Mexico's attempts to attract foreign companies to its oil sector finally appear to be paying off. After seeing only lukewarm interest in its first round of bidding on oil blocks in July, Mexico held a subsequent tender on September 30 that was largely deemed a success.
The promising results will likely dispel most of the doubts surrounding the contractual terms that Mexico City is offering to international oil companies, setting the stage for a successful launch of bidding later this year on the country's potentially lucrative deep-water blocks in the Gulf of Mexico.
Mexico's willingness to compromise with foreign participants has been a consistent theme of the Round One bidding. There has been an ongoing dialogue between Mexico City and international oil companies, meant to ensure that the government can work out the kinks in its offerings.
Even before the first tender began in July, Mexico made several key changes to the process aimed at attracting greater participation, including a stipulation that the "adjustment mechanism" — a feature created to give Mexico City a greater share of revenue in the event that a project yields extraordinary profits — would not kick in until oil companies gained a higher rate of return on their investment in the blocks.

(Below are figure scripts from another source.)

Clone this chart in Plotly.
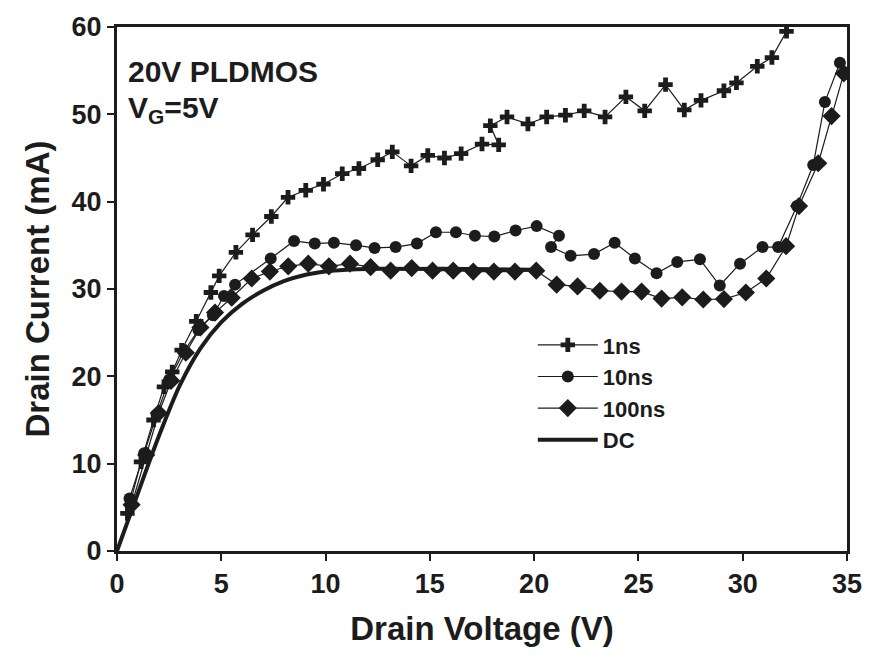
import plotly.graph_objects as go

# 1 ns pulsed I-V
v_1ns = [0.5, 1.15, 1.75, 2.25, 2.65, 3.1, 3.8, 4.5, 4.9, 5.7, 6.5, 7.4, 8.2, 9.05, 9.9, 10.8,
         11.6, 12.5, 13.2, 14.1, 14.9, 15.7, 16.5, 17.5, 18.3, 17.9, 18.7, 19.7, 20.6, 21.5,
         22.4, 23.4, 24.4, 25.3, 26.3, 27.2, 28.0, 29.1, 29.7, 30.7, 31.4, 32.1]
i_1ns = [4.3, 10.2, 15.0, 18.8, 20.5, 23.0, 26.3, 29.6, 31.5, 34.2, 36.2, 38.3, 40.5, 41.3, 42.0, 43.2,
         43.8, 44.8, 45.7, 44.1, 45.3, 45.0, 45.5, 46.6, 46.5, 48.7, 49.7, 48.9, 49.7, 49.9,
         50.4, 49.7, 52.0, 50.4, 53.4, 50.5, 51.6, 52.7, 53.6, 55.5, 56.5, 59.5]

# 10 ns pulsed I-V
v_10ns = [0.6, 1.3, 1.9, 2.5, 3.2, 3.9, 4.6, 5.13, 5.66, 7.37, 8.49, 9.48, 10.4, 11.46, 12.35, 13.36,
          14.38, 15.29, 16.25, 17.16, 18.09, 19.11, 20.12, 21.19, 20.81, 21.75, 22.87, 23.86, 24.83,
          25.87, 26.86, 27.95, 28.9, 29.87, 30.95, 31.7, 32.6, 33.38, 33.94, 34.66]
i_10ns = [6.0, 11.2, 15.6, 19.6, 22.8, 25.3, 27.0, 29.2, 30.5, 33.5, 35.5, 35.2, 35.3, 35.0, 34.7, 34.8,
          35.2, 36.5, 36.5, 36.1, 36.0, 36.7, 37.2, 36.1, 34.8, 33.8, 34.0, 35.3, 33.5,
          31.8, 33.1, 33.4, 30.4, 32.9, 34.8, 34.8, 39.5, 44.2, 51.4, 55.9]

# 100 ns pulsed I-V
v_100ns = [0.7, 1.4, 2.0, 2.6, 3.3, 4.0, 4.7, 5.5, 6.46, 7.33, 8.21, 9.17, 10.16, 11.17, 12.16, 13.12,
           14.13, 15.13, 16.12, 17.08, 18.07, 19.08, 20.1, 21.08, 22.08, 23.15, 24.19, 25.15, 26.11,
           27.1, 28.11, 29.1, 30.15, 31.13, 32.08, 32.7, 33.62, 34.26, 34.85]
i_100ns = [5.3, 11.0, 15.8, 19.5, 22.7, 25.6, 27.3, 29.0, 31.2, 32.0, 32.6, 32.9, 32.6, 32.9, 32.5, 32.1,
           32.4, 32.1, 32.1, 32.0, 32.0, 32.0, 32.1, 30.5, 30.3, 29.8, 29.7, 29.7, 28.9,
           29.05, 28.8, 28.85, 29.6, 31.2, 34.9, 39.5, 44.4, 49.8, 54.7]

# DC I-V
v_dc = [0, 1, 2, 3, 4, 5, 6, 7, 8, 9, 10, 11, 12, 14, 17, 20]
i_dc = [0, 6.6, 13.1, 18.9, 23.2, 26.2, 28.3, 29.8, 30.9, 31.6, 32.0, 32.2, 32.3, 32.3, 32.3, 32.2]

x_ticks = [0, 5, 10, 15, 20, 25, 30, 35]
y_ticks = [0, 10, 20, 30, 40, 50, 60]

INK = "#1c1c1c"
FONT = "Liberation Sans"

fig = go.Figure()
fig.add_trace(go.Scatter(x=v_1ns, y=i_1ns, name="1ns", mode="lines+markers",
                         line=dict(color=INK, width=1.2),
                         marker=dict(symbol="cross", size=12, color=INK)))
fig.add_trace(go.Scatter(x=v_10ns, y=i_10ns, name="10ns", mode="lines+markers",
                         line=dict(color=INK, width=1.2),
                         marker=dict(symbol="circle", size=12, color=INK)))
fig.add_trace(go.Scatter(x=v_100ns, y=i_100ns, name="100ns", mode="lines+markers",
                         line=dict(color=INK, width=1.2),
                         marker=dict(symbol="diamond", size=14, color=INK)))
fig.add_trace(go.Scatter(x=v_dc, y=i_dc, name="DC", mode="lines",
                         line=dict(color=INK, width=4, shape="spline", smoothing=0.8)))

axis_common = dict(showgrid=False, zeroline=False, showline=True, linecolor=INK, linewidth=3,
                   mirror=True, ticks="outside", ticklen=7, tickwidth=2, tickcolor=INK,
                   tickfont=dict(family=FONT, size=27, color=INK, weight="bold"))

fig.update_xaxes(range=[0, 35], tickvals=x_ticks, ticktext=[str(t) for t in x_ticks],
                 title=dict(text="<b>Drain Voltage (V)</b>", font=dict(family=FONT, size=33, color=INK),
                            standoff=19),
                 **axis_common)
fig.update_yaxes(range=[0, 60], tickvals=y_ticks, ticktext=[str(t) for t in y_ticks],
                 title=dict(text="<b>Drain Current (mA)</b>", font=dict(family=FONT, size=33, color=INK),
                            standoff=13),
                 **axis_common)

fig.add_annotation(x=0.012, y=0.916, xref="paper", yref="paper", xanchor="left", yanchor="middle",
                   text="<b>20V PLDMOS</b>", showarrow=False,
                   font=dict(family=FONT, size=30, color=INK))
fig.add_annotation(x=0.012, y=0.843, xref="paper", yref="paper", xanchor="left", yanchor="middle",
                   text="<b>V<sub>G</sub>=5V</b>", showarrow=False,
                   font=dict(family=FONT, size=30, color=INK))

fig.update_layout(
    width=876, height=658,
    margin=dict(l=117, r=29, t=27, b=107),
    paper_bgcolor="white", plot_bgcolor="white",
    font=dict(family=FONT, color=INK, weight="bold"),
    legend=dict(x=0.5696, y=0.433, xanchor="left", yanchor="top",
                bgcolor="rgba(0,0,0,0)", borderwidth=0,
                font=dict(family=FONT, size=22, color=INK, weight="bold"),
                itemwidth=60, tracegroupgap=0),
)

fig.write_html("out.html")
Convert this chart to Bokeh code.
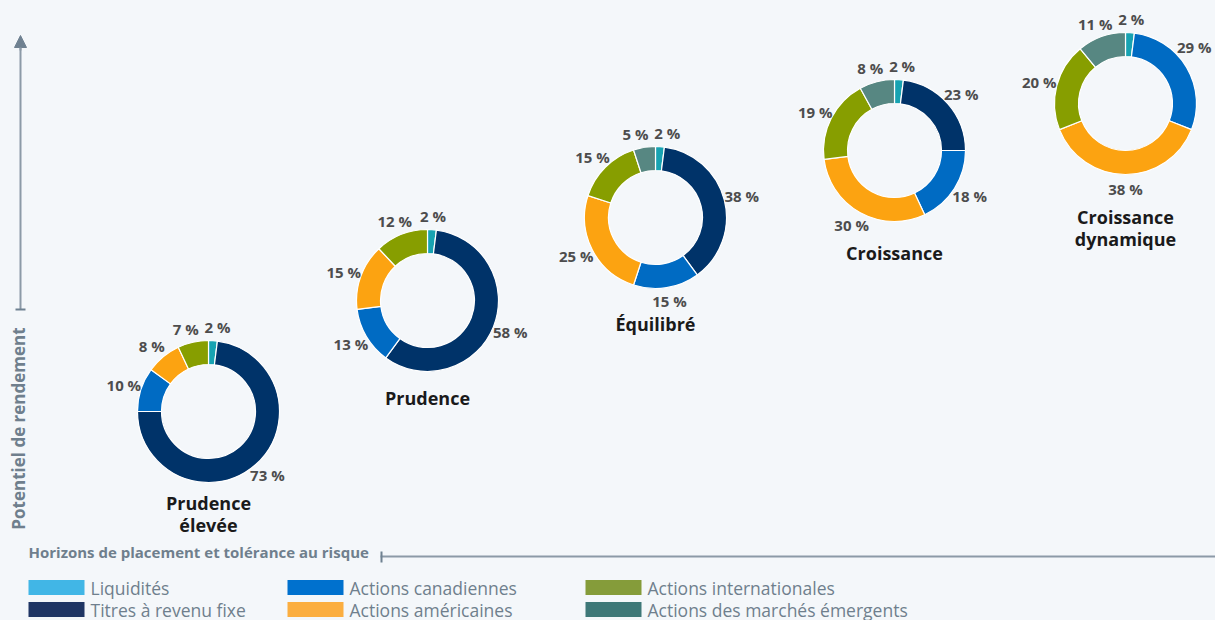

The Mexican government raised the threshold of the adjustment mechanism, originally triggered at a rate of return of 15 percent, to 20 percent before the first tender and again to 25 percent for the September 30 bid.
Based on the outcome of the Sept. 30 round of bidding, Mexico's changes worked. The second tender of blocks were shallow-water blocks with proven reserves. The bid for the first block alone signaled that the entire round would be a success; on its own, it attracted more interest than all of the blocks in the July tender combined.
The first block received nine bids, all well above Mexico's minimum bid requirements, and in the end it was awarded to Italy's Eni, which offered the Mexican government an 83.75 percent share in the production-sharing contract. (Mexico's minimum requirement is just 34.8 percent.)
Meanwhile, Mexico City awarded two of the remaining blocks to consortiums led by Argentina's Pan American Energy (60 percent of which is owned by BP) and by the United States' Fieldwood Energy (the largest U.S. operator in the United States' shallow waters). Each of the consortiums offered the Mexican government shares of at least 70% in their production-sharing contracts.